── Raw data
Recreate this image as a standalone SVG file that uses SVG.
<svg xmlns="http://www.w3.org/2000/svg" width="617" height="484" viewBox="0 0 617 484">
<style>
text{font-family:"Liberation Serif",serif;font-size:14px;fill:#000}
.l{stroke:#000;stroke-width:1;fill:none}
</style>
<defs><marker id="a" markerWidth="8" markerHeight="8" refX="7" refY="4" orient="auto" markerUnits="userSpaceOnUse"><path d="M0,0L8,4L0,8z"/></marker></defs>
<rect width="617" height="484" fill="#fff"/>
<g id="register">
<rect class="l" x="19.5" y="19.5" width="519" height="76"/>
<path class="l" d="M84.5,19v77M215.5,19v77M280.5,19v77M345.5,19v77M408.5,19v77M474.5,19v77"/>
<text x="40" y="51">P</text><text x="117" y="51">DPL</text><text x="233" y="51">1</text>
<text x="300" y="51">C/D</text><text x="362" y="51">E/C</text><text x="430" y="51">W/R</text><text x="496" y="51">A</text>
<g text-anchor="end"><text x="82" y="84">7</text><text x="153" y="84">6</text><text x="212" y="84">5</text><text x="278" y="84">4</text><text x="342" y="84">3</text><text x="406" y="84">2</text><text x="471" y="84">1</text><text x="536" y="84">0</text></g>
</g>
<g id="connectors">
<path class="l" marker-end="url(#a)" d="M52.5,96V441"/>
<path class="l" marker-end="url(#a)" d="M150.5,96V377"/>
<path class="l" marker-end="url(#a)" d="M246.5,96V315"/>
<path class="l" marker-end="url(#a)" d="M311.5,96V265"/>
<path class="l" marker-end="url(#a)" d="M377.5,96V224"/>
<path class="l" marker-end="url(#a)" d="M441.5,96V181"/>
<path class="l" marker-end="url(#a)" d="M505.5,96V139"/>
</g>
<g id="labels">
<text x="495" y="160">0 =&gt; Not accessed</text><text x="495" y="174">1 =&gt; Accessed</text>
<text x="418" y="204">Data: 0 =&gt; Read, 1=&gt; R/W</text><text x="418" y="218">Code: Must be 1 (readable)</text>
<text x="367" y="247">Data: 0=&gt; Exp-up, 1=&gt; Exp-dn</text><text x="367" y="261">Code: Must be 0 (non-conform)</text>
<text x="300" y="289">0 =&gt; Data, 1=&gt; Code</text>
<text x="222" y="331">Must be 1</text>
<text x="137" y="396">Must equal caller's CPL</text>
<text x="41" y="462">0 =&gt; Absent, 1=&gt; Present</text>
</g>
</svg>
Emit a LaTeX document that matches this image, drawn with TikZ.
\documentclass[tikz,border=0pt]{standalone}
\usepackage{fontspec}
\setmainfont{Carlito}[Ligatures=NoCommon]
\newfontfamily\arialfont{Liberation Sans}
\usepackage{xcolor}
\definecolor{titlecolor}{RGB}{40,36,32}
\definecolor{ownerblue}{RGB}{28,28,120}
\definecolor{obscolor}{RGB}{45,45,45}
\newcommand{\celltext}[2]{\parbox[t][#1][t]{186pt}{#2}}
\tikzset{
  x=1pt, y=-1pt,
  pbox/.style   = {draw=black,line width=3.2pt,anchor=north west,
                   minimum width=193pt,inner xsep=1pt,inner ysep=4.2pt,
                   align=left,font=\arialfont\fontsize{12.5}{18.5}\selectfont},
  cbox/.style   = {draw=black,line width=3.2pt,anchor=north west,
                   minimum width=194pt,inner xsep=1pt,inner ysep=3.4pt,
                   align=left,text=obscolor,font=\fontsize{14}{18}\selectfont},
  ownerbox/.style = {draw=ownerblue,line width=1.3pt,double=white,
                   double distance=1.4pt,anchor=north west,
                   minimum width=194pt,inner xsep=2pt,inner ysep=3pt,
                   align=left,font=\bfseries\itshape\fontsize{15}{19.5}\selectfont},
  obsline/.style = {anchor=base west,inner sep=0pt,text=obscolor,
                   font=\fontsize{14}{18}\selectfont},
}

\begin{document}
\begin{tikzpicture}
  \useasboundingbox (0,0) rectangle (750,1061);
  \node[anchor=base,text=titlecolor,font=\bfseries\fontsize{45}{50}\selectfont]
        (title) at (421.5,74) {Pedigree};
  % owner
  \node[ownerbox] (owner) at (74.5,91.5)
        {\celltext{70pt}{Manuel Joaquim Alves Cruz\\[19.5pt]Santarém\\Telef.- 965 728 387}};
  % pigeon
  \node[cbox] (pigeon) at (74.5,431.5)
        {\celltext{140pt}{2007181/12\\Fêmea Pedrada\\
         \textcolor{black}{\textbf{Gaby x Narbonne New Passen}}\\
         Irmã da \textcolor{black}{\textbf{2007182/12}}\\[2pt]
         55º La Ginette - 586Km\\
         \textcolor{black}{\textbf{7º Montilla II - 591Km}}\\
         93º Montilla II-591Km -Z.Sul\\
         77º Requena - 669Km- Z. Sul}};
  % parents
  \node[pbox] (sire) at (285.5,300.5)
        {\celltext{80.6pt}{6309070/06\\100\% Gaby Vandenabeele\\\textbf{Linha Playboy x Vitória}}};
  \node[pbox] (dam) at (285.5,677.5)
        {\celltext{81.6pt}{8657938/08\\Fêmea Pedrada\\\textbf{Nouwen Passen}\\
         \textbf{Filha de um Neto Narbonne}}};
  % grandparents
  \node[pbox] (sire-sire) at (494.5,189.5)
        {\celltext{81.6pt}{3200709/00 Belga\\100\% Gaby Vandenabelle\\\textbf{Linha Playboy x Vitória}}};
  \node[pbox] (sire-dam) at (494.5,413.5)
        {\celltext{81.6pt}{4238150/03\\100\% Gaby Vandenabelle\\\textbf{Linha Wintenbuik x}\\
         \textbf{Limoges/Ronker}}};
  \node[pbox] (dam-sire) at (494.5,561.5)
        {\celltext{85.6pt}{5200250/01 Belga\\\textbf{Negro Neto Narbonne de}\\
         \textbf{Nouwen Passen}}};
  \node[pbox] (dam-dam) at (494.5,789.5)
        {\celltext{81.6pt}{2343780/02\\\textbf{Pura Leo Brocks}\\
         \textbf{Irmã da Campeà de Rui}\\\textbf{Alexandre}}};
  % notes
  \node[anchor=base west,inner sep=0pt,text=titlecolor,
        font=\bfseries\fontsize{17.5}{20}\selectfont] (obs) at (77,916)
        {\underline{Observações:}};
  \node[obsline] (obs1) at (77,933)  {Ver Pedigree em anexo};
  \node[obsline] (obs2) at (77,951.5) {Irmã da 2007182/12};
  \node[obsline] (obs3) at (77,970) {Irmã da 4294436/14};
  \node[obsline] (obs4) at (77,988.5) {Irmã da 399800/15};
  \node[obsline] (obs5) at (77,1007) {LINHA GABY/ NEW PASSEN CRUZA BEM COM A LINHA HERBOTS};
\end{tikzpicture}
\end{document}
────
Exercise prompt: Reproduce the listing above word for word.

Final answer:
Recreate this image as a standalone SVG file that uses SVG.
<svg xmlns="http://www.w3.org/2000/svg" width="617" height="484" viewBox="0 0 617 484">
<style>
text{font-family:"Liberation Serif",serif;font-size:14px;fill:#000}
.l{stroke:#000;stroke-width:1;fill:none}
</style>
<defs><marker id="a" markerWidth="8" markerHeight="8" refX="7" refY="4" orient="auto" markerUnits="userSpaceOnUse"><path d="M0,0L8,4L0,8z"/></marker></defs>
<rect width="617" height="484" fill="#fff"/>
<g id="register">
<rect class="l" x="19.5" y="19.5" width="519" height="76"/>
<path class="l" d="M84.5,19v77M215.5,19v77M280.5,19v77M345.5,19v77M408.5,19v77M474.5,19v77"/>
<text x="40" y="51">P</text><text x="117" y="51">DPL</text><text x="233" y="51">1</text>
<text x="300" y="51">C/D</text><text x="362" y="51">E/C</text><text x="430" y="51">W/R</text><text x="496" y="51">A</text>
<g text-anchor="end"><text x="82" y="84">7</text><text x="153" y="84">6</text><text x="212" y="84">5</text><text x="278" y="84">4</text><text x="342" y="84">3</text><text x="406" y="84">2</text><text x="471" y="84">1</text><text x="536" y="84">0</text></g>
</g>
<g id="connectors">
<path class="l" marker-end="url(#a)" d="M52.5,96V441"/>
<path class="l" marker-end="url(#a)" d="M150.5,96V377"/>
<path class="l" marker-end="url(#a)" d="M246.5,96V315"/>
<path class="l" marker-end="url(#a)" d="M311.5,96V265"/>
<path class="l" marker-end="url(#a)" d="M377.5,96V224"/>
<path class="l" marker-end="url(#a)" d="M441.5,96V181"/>
<path class="l" marker-end="url(#a)" d="M505.5,96V139"/>
</g>
<g id="labels">
<text x="495" y="160">0 =&gt; Not accessed</text><text x="495" y="174">1 =&gt; Accessed</text>
<text x="418" y="204">Data: 0 =&gt; Read, 1=&gt; R/W</text><text x="418" y="218">Code: Must be 1 (readable)</text>
<text x="367" y="247">Data: 0=&gt; Exp-up, 1=&gt; Exp-dn</text><text x="367" y="261">Code: Must be 0 (non-conform)</text>
<text x="300" y="289">0 =&gt; Data, 1=&gt; Code</text>
<text x="222" y="331">Must be 1</text>
<text x="137" y="396">Must equal caller's CPL</text>
<text x="41" y="462">0 =&gt; Absent, 1=&gt; Present</text>
</g>
</svg>
Emit a LaTeX document that matches this image, drawn with TikZ.
\documentclass[tikz,border=0pt]{standalone}
\usepackage{fontspec}
\setmainfont{Carlito}[Ligatures=NoCommon]
\newfontfamily\arialfont{Liberation Sans}
\usepackage{xcolor}
\definecolor{titlecolor}{RGB}{40,36,32}
\definecolor{ownerblue}{RGB}{28,28,120}
\definecolor{obscolor}{RGB}{45,45,45}
\newcommand{\celltext}[2]{\parbox[t][#1][t]{186pt}{#2}}
\tikzset{
  x=1pt, y=-1pt,
  pbox/.style   = {draw=black,line width=3.2pt,anchor=north west,
                   minimum width=193pt,inner xsep=1pt,inner ysep=4.2pt,
                   align=left,font=\arialfont\fontsize{12.5}{18.5}\selectfont},
  cbox/.style   = {draw=black,line width=3.2pt,anchor=north west,
                   minimum width=194pt,inner xsep=1pt,inner ysep=3.4pt,
                   align=left,text=obscolor,font=\fontsize{14}{18}\selectfont},
  ownerbox/.style = {draw=ownerblue,line width=1.3pt,double=white,
                   double distance=1.4pt,anchor=north west,
                   minimum width=194pt,inner xsep=2pt,inner ysep=3pt,
                   align=left,font=\bfseries\itshape\fontsize{15}{19.5}\selectfont},
  obsline/.style = {anchor=base west,inner sep=0pt,text=obscolor,
                   font=\fontsize{14}{18}\selectfont},
}

\begin{document}
\begin{tikzpicture}
  \useasboundingbox (0,0) rectangle (750,1061);
  \node[anchor=base,text=titlecolor,font=\bfseries\fontsize{45}{50}\selectfont]
        (title) at (421.5,74) {Pedigree};
  % owner
  \node[ownerbox] (owner) at (74.5,91.5)
        {\celltext{70pt}{Manuel Joaquim Alves Cruz\\[19.5pt]Santarém\\Telef.- 965 728 387}};
  % pigeon
  \node[cbox] (pigeon) at (74.5,431.5)
        {\celltext{140pt}{2007181/12\\Fêmea Pedrada\\
         \textcolor{black}{\textbf{Gaby x Narbonne New Passen}}\\
         Irmã da \textcolor{black}{\textbf{2007182/12}}\\[2pt]
         55º La Ginette - 586Km\\
         \textcolor{black}{\textbf{7º Montilla II - 591Km}}\\
         93º Montilla II-591Km -Z.Sul\\
         77º Requena - 669Km- Z. Sul}};
  % parents
  \node[pbox] (sire) at (285.5,300.5)
        {\celltext{80.6pt}{6309070/06\\100\% Gaby Vandenabeele\\\textbf{Linha Playboy x Vitória}}};
  \node[pbox] (dam) at (285.5,677.5)
        {\celltext{81.6pt}{8657938/08\\Fêmea Pedrada\\\textbf{Nouwen Passen}\\
         \textbf{Filha de um Neto Narbonne}}};
  % grandparents
  \node[pbox] (sire-sire) at (494.5,189.5)
        {\celltext{81.6pt}{3200709/00 Belga\\100\% Gaby Vandenabelle\\\textbf{Linha Playboy x Vitória}}};
  \node[pbox] (sire-dam) at (494.5,413.5)
        {\celltext{81.6pt}{4238150/03\\100\% Gaby Vandenabelle\\\textbf{Linha Wintenbuik x}\\
         \textbf{Limoges/Ronker}}};
  \node[pbox] (dam-sire) at (494.5,561.5)
        {\celltext{85.6pt}{5200250/01 Belga\\\textbf{Negro Neto Narbonne de}\\
         \textbf{Nouwen Passen}}};
  \node[pbox] (dam-dam) at (494.5,789.5)
        {\celltext{81.6pt}{2343780/02\\\textbf{Pura Leo Brocks}\\
         \textbf{Irmã da Campeà de Rui}\\\textbf{Alexandre}}};
  % notes
  \node[anchor=base west,inner sep=0pt,text=titlecolor,
        font=\bfseries\fontsize{17.5}{20}\selectfont] (obs) at (77,916)
        {\underline{Observações:}};
  \node[obsline] (obs1) at (77,933)  {Ver Pedigree em anexo};
  \node[obsline] (obs2) at (77,951.5) {Irmã da 2007182/12};
  \node[obsline] (obs3) at (77,970) {Irmã da 4294436/14};
  \node[obsline] (obs4) at (77,988.5) {Irmã da 399800/15};
  \node[obsline] (obs5) at (77,1007) {LINHA GABY/ NEW PASSEN CRUZA BEM COM A LINHA HERBOTS};
\end{tikzpicture}
\end{document}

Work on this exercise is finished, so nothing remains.